Maybe all this fussin’ and frettin’ (some of it from yours truly) about casino smoking bans is masking the real issue: Casino expansion in the U.S. has finally hit the wall in the form of one big-ass recession. Five states are contemplating adding casinos this November and in all but one (Maine), it’s expected to pass. If so, it’ll take some brave souls to buck the headwinds that are pushing casino revenues down.
Gambling halls in Colorado just had another crummy month, with Central City down 26%, Black Hawk off 20% and Cripple Creek declining a “mere” 10%. Some of that is undoubtedly smoking-ban-related falloff, but the smoking issue is beclouding one’s ability to see just how much of the decline is a recessionary side effect.
It’s no easier to get a clear picture in Mississippi. There, you can still smoke ’em if you’ve got ’em, but casino revenues are also on the downward slope. The view here is fogged by Hurricane Gustav, which levied a double-digit whammy on the Biloxi-Gulfport market. But Biloxi Mayor A.J. Holloway — who’s been through good times and bad — isn’t going for the easy explanation. He tells the Clarion Ledger, “the real story here is the economy. It’s catching up on us. This is something I kind of anticipated. Las Vegas and Atlantic City have been seeing this for months, so it was just a matter of time before it reached us.” As a consequence, state and local officials are starting to talk in terms of diminished expectations.
As for Louisiana (-23%), it got thwacked twice over, thanks to both Gustav and his bro, Hurricane Ike. Ergo, the entire month’s numbers have to be tossed out as an aberration, even the relatively modest 9% decline in Shreveport-Bossier City. (“Relatively modest” only if your yardstick is the -34% declivity suffered by Lake Charles‘ riverboats.)

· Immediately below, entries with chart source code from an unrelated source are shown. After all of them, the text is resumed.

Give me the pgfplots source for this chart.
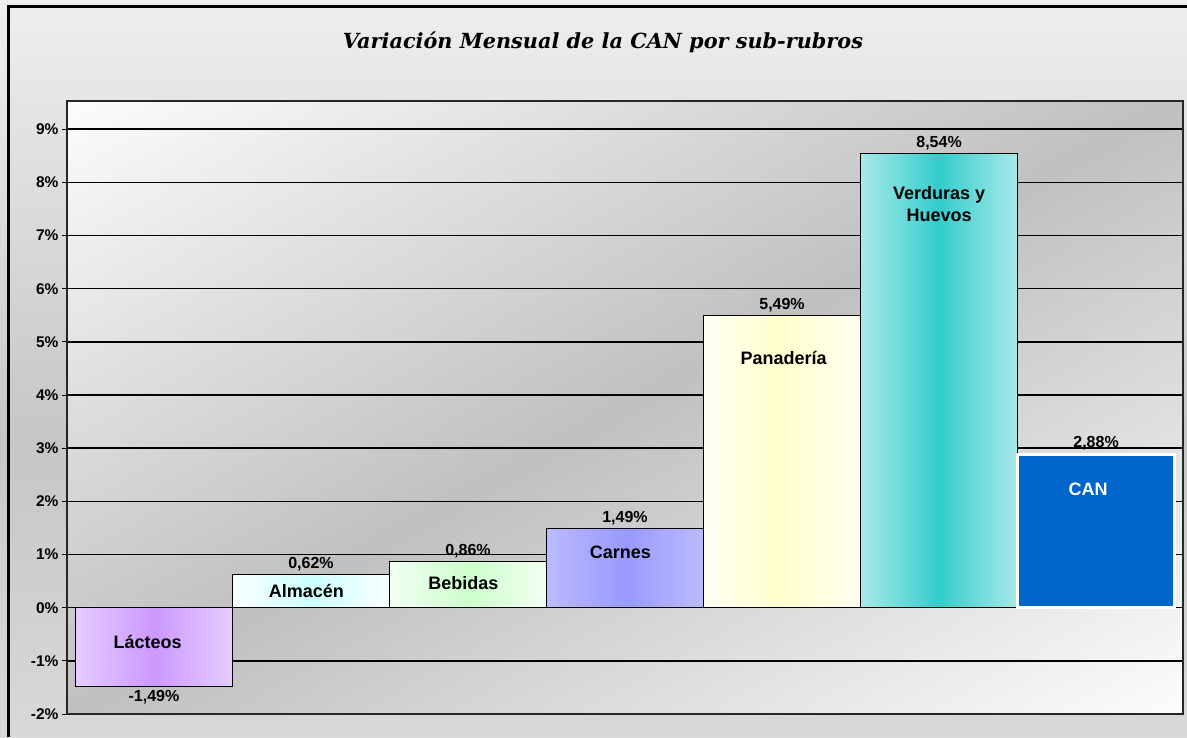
\documentclass[border=0pt]{standalone}
\usepackage{fontspec}
\setmainfont{Liberation Sans}
\newfontfamily\titlefont{DejaVu Serif}
\usepackage{pgfplots}
\pgfplotsset{compat=1.18}

\definecolor{lacE}{HTML}{E4CCFF}
\definecolor{lacM}{HTML}{CC99FF}
\definecolor{almE}{HTML}{FAFFFF}
\definecolor{almM}{HTML}{CCFFFF}
\definecolor{bebE}{HTML}{F2FFF2}
\definecolor{bebM}{HTML}{CCFFCC}
\definecolor{carE}{HTML}{BBBBFF}
\definecolor{carM}{HTML}{9999FF}
\definecolor{panE}{HTML}{FFFFF2}
\definecolor{panM}{HTML}{FFFFCC}
\definecolor{verE}{HTML}{A8EAE8}
\definecolor{verM}{HTML}{33CCCC}
\definecolor{canblue}{HTML}{0066CC}
\definecolor{bgmid}{HTML}{C0C0C0}
\definecolor{bgend}{HTML}{FEFEFE}
\definecolor{obot}{HTML}{F0F0F0}
\definecolor{omid}{HTML}{C6C6C6}
\definecolor{otop}{HTML}{F5F5F5}

\pgfdeclareverticalshading{outerbg}{100bp}{color(0bp)=(obot); color(45bp)=(omid); color(80bp)=(otop); color(100bp)=(bgend)}
\pgfdeclareverticalshading{plotbg}{100bp}{color(0bp)=(bgend); color(15bp)=(bgend); color(50bp)=(bgmid); color(85bp)=(bgend); color(100bp)=(bgend)}

\begin{document}
\begin{tikzpicture}
% chart area and plot area backgrounds
\shade[shading=outerbg] (0pt,0pt) rectangle (1187pt,-737pt);
\useasboundingbox (0pt,0pt) rectangle (1187pt,-737pt);
\shade[shading=plotbg, shading angle=29] (67pt,-101pt) rectangle (1183pt,-714pt);
\draw[line width=3.5pt] (8.5pt,-737pt) -- (8.5pt,-6.5pt) -- (1187pt,-6.5pt);
\node[font=\titlefont\bfseries\itshape\fontsize{20.8}{24}\selectfont] at (603pt,-42pt) {Variación Mensual de la CAN por sub-rubros};

\begin{axis}[
  at={(67pt,-714pt)}, anchor=south west,
  scale only axis, width=1116pt, height=613pt,
  xmin=-0.554, xmax=6.554, ymin=-2, ymax=9.53,
  xtick=\empty,
  ytick={-2,-1,0,1,2,3,4,5,6,7,8,9},
  ytick pos=left,
  yticklabel={\pgfmathprintnumber{\tick}\%},
  /pgf/number format/assume math mode=true,
  yticklabel style={font=\bfseries\fontsize{15.5}{18}\selectfont},
  ymajorgrids, grid style={black, line width=1.4pt},
  major tick style={black, line width=1pt},
  tick align=outside, major tick length=5pt,
  axis line style={black!85, line width=1.5pt},
  ybar, bar width=1, bar shift=0pt,
  nodes near coords={\pgfmathprintnumber[fixed,fixed zerofill,precision=2,use comma]{\pgfplotspointmeta}\%},
  nodes near coords style={font=\bfseries\fontsize{16}{18}\selectfont, text=black, inner sep=3pt},
  clip=false,
]
\addplot[draw=black, line width=1pt, left color=lacE, right color=lacE, middle color=lacM] coordinates {(0,-1.49)};
\addplot[draw=black, line width=1pt, left color=almE, right color=almE, middle color=almM] coordinates {(1,0.62)};
\addplot[draw=black, line width=1pt, left color=bebE, right color=bebE, middle color=bebM] coordinates {(2,0.86)};
\addplot[draw=black, line width=1pt, left color=carE, right color=carE, middle color=carM] coordinates {(3,1.49)};
\addplot[draw=black, line width=1pt, left color=panE, right color=panE, middle color=panM] coordinates {(4,5.49)};
\addplot[draw=black, line width=1pt, left color=verE, right color=verE, middle color=verM] coordinates {(5,8.54)};
\addplot[draw=white, line width=3pt, fill=canblue] coordinates {(6,2.88)};

\begin{scope}[font=\bfseries\fontsize{18}{22}\selectfont]
\node at (axis cs:-0.04,-0.64) {Lácteos};
\node at (axis cs:0.97,0.32) {Almacén};
\node at (axis cs:1.97,0.47) {Bebidas};
\node at (axis cs:2.97,1.04) {Carnes};
\node at (axis cs:4.01,4.69) {Panadería};
\node[align=center] at (axis cs:5.0,7.59) {Verduras y\\Huevos};
\node[text=white] at (axis cs:5.95,2.22) {CAN};
\end{scope}
\end{axis}
\end{tikzpicture}
\end{document}
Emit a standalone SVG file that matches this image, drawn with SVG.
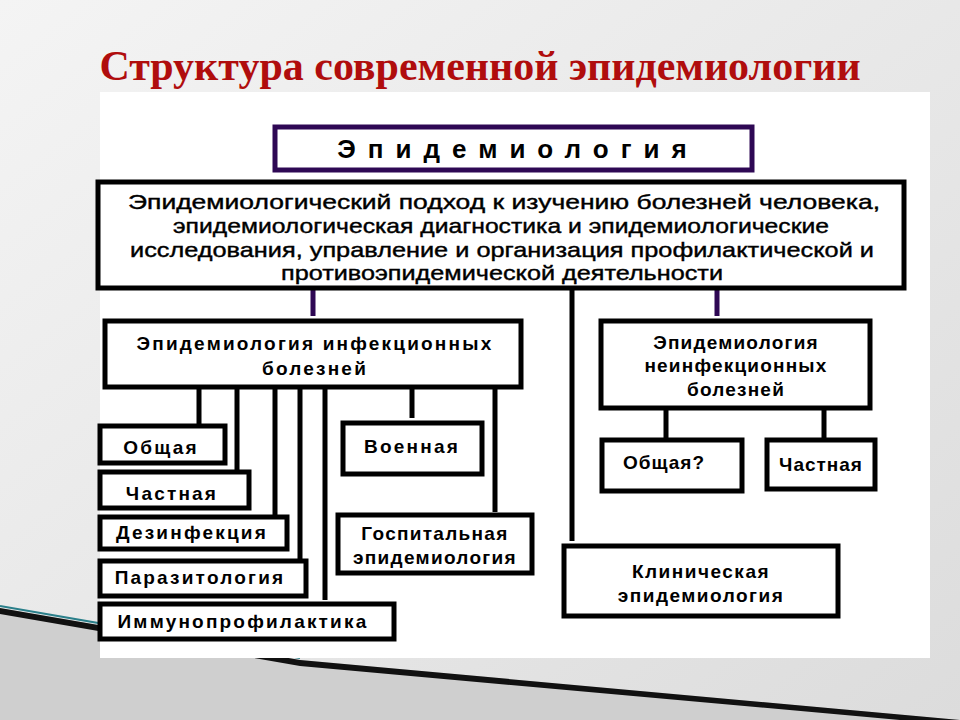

Too bad for Pinnacle Entertainment, though: Its L’Auberge du Lac was starting to give Harrah’s New Orleans tough competition for the #1 revenue-earning spot in the Pelican State — only $1 million behind Harrah’s in July.
Two of the four lowest-earning properties in the state were Tropicana Entertainment riverboats. CEO Scott Butera‘s got his work cut out for him. At least Butera’s finally driven a stake through the heart of that 10,000-room grotesquerie that predecessor William J. Yung III proposed to build on the site of the Las Vegas Tropicana. Trop Ent needs to maximize what it’s got, not chase after pipe dreams.